Friday, May 15, 2009

Sweden and its gardens


It does not surprise me that I come to write of Sweden and its gardens through the cinema. Cinema has always been one of the highest art forms in Sweden and my photographic and cinematic enthusiasm is really whetted by the current Kenneth Branagh series of “Wallander” filmed around Inspektor Kurt Wallander's hometown Ystad in Sweden.

The director Philip Martin and the Cinematographer Anthony Dod Mantle (2009 Best Achievement “Slumdog Millionaire”) conferred to make sure they were going to be able to create a visual style that reflected Sweden – natural, simple, clean lines, an amalgum with the landscape, melancholic.
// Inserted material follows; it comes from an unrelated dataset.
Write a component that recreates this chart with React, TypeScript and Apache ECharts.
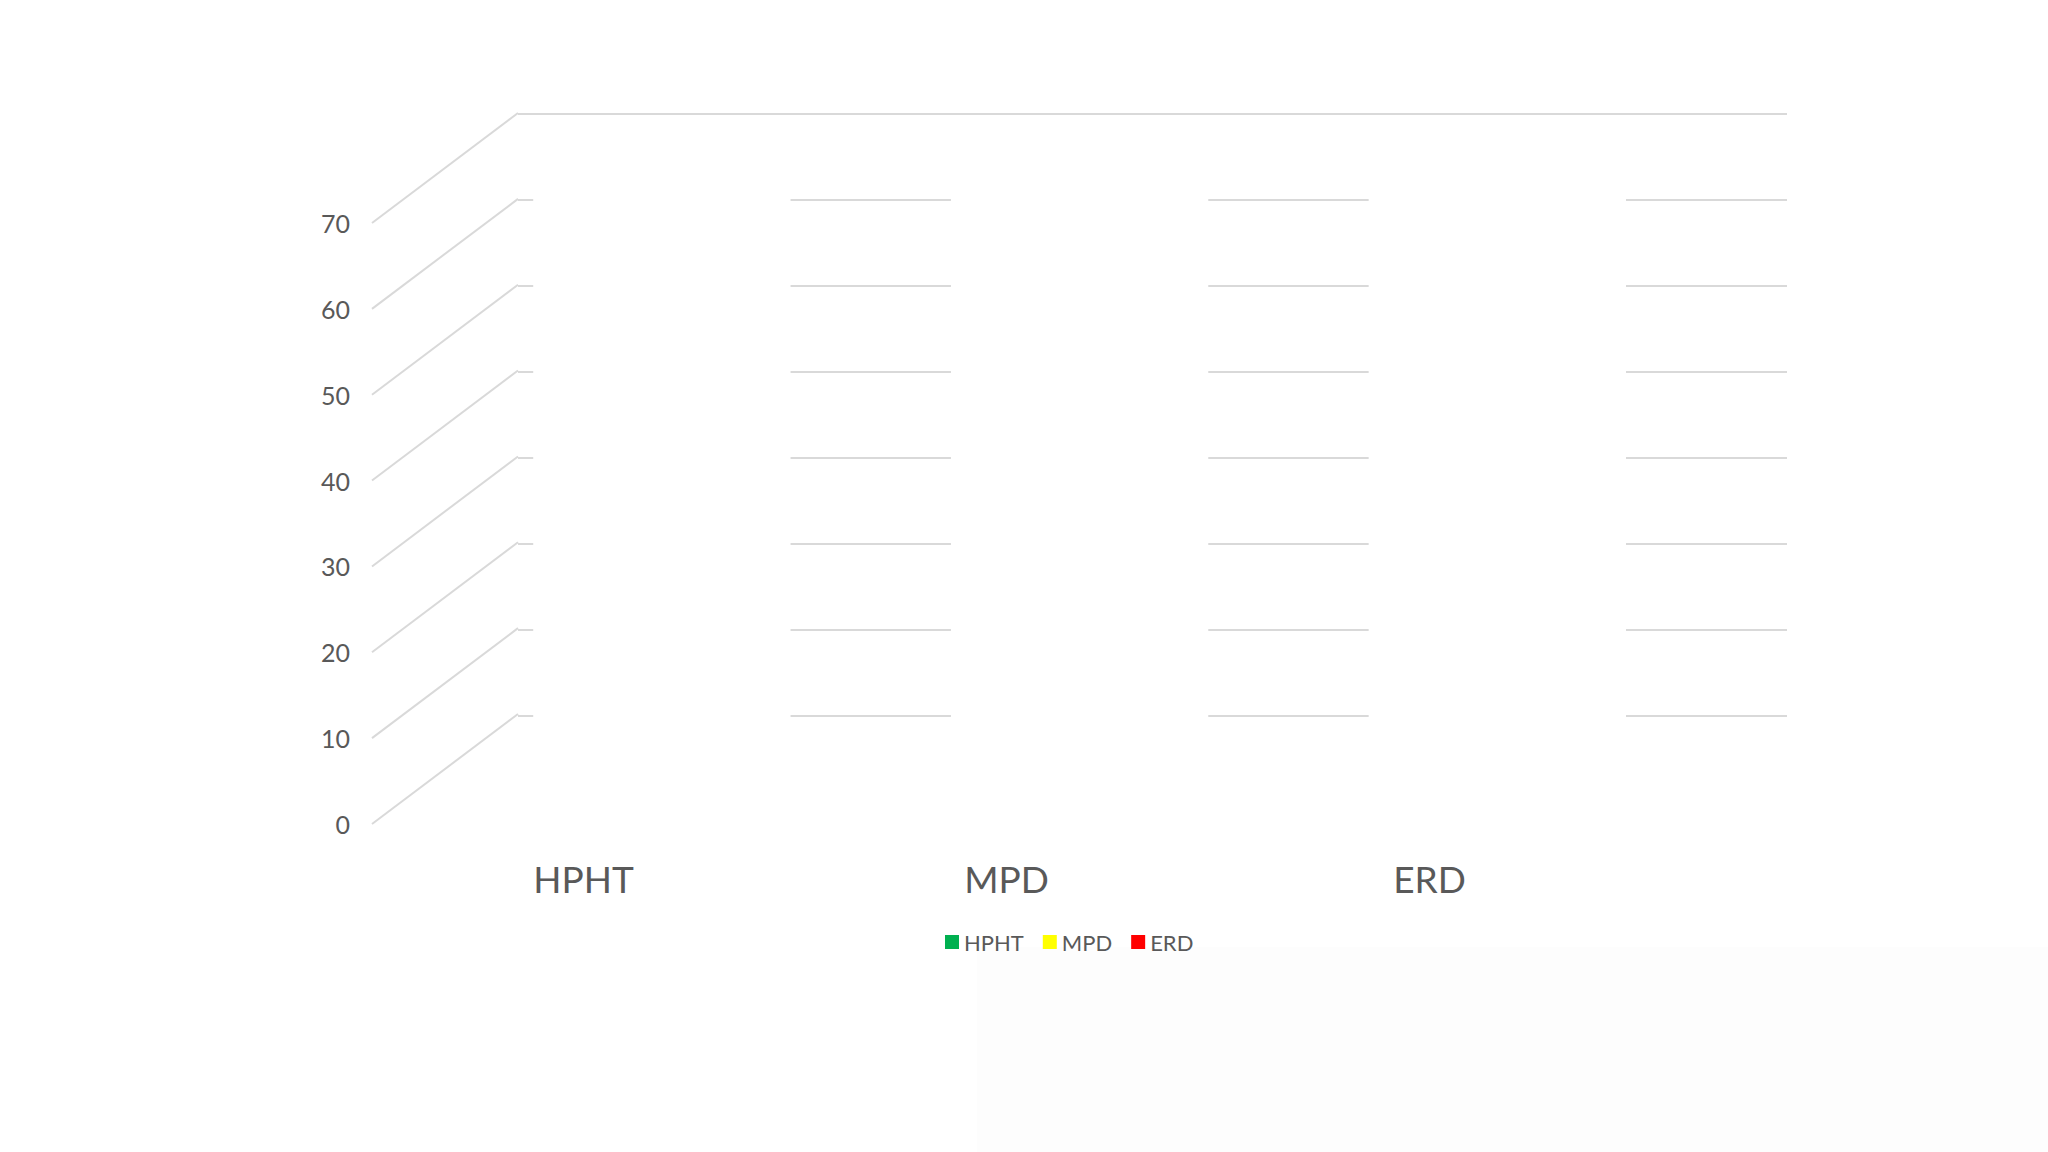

This thread that permeates through all the Swedish arts can be found equally in garden design.

A recent strong example of this is the Linnaeus Garden which won a Gold Medal at the Chelsea Flower Show in 2007, designed Ulf Nordfjell with art works inspired by the work of Georg Dionysius Ehret and executed by Anna Karin Furunes. This garden is a miracle of white and silver simplicity inevitable water features. The garden is now reset out in Gothenburg Botanical Gardens. This botanical garden is considered to be the premier Swedish garden. See below

I note with interest that the Daily Telegraph contribution to the Chelsea Flower Show 2009 will be a garden designed by Ulf Nordfjell which will be a fusion of Anglo and Swedish elements. I look forward to what this will actually mean In gardening design.


Two Important Swedish Carls -

Carl Linnaeus (1707-78)

is known as the father of modern taxonomy who created the system for naming, ranking and classification of all organisms. He named about 7700 plant organisms and 4400 species of animals. Prior to his work any scientific name had no validity unless Linnaeus included it in his works. His most important work was published in 1753 and called “The Species of Plants”

Carl Larrsson (1853-1919)


Internationally beloved realist painter who shared his riotously colourful garden Lilla Hyttnas and family with the world through his art. Karin his wife was also trained artist and her bold ideas were a major plank in what we see and enjoy about the artist his home and and environment.



Other interesting Swedish garden pointers:


Swedish railway stations

Really was intrigued by the gardening around Swedish railway stations which were to actively encourage birds and bees.

Found in this reference http://www.nzetc.org/tm/scholarly/tei-Gov06_08Rail-t1-body-d5-d3.html which is dated 1932


“At every station, he reports, as well as every signalman's cottage, a garden is laid out at the expense of the State Railways, which also send out special gardening inspectors to advise. In addition, he states, the railway administration has taken wild birds under its protection by putting up no less than 12,000 feeding perches in the trees adjacent to the railway line “ British Rial take note...

Two important botanical gardens

Gothenburg Botanical Garden considered to be the premier Swedish Garden – it is also where the Linnaeus Garden was re-established having won a First at the Chelsea Flower Show in 2007.Garden. This is a link to the plants to be found in the Linnaeus Garden.

http://w3.goteborg.se/botaniska/PDF/VaxtlistaLinnetrdg.pdf

Fredriksdal Museum and Gardens themed on an 18th century manor house thereby reflecting provincial life. Notable rose garden and kitchen gardening. (www.fredriksdal.se)


Nordic Gardens Fair at Alvsjo near Stockholm

Sweden has a number of formal gardens, as ever attached to houses and palaces of importance and more than a little influenced by the French tradition of formal gardens. A good example would be the Gronsoo Palace built 1611, west of Stockholm. Gustavian in style with a famous Lake Malaran and 720 hectares of landscape demonstrating farmlands, forestry and so forth.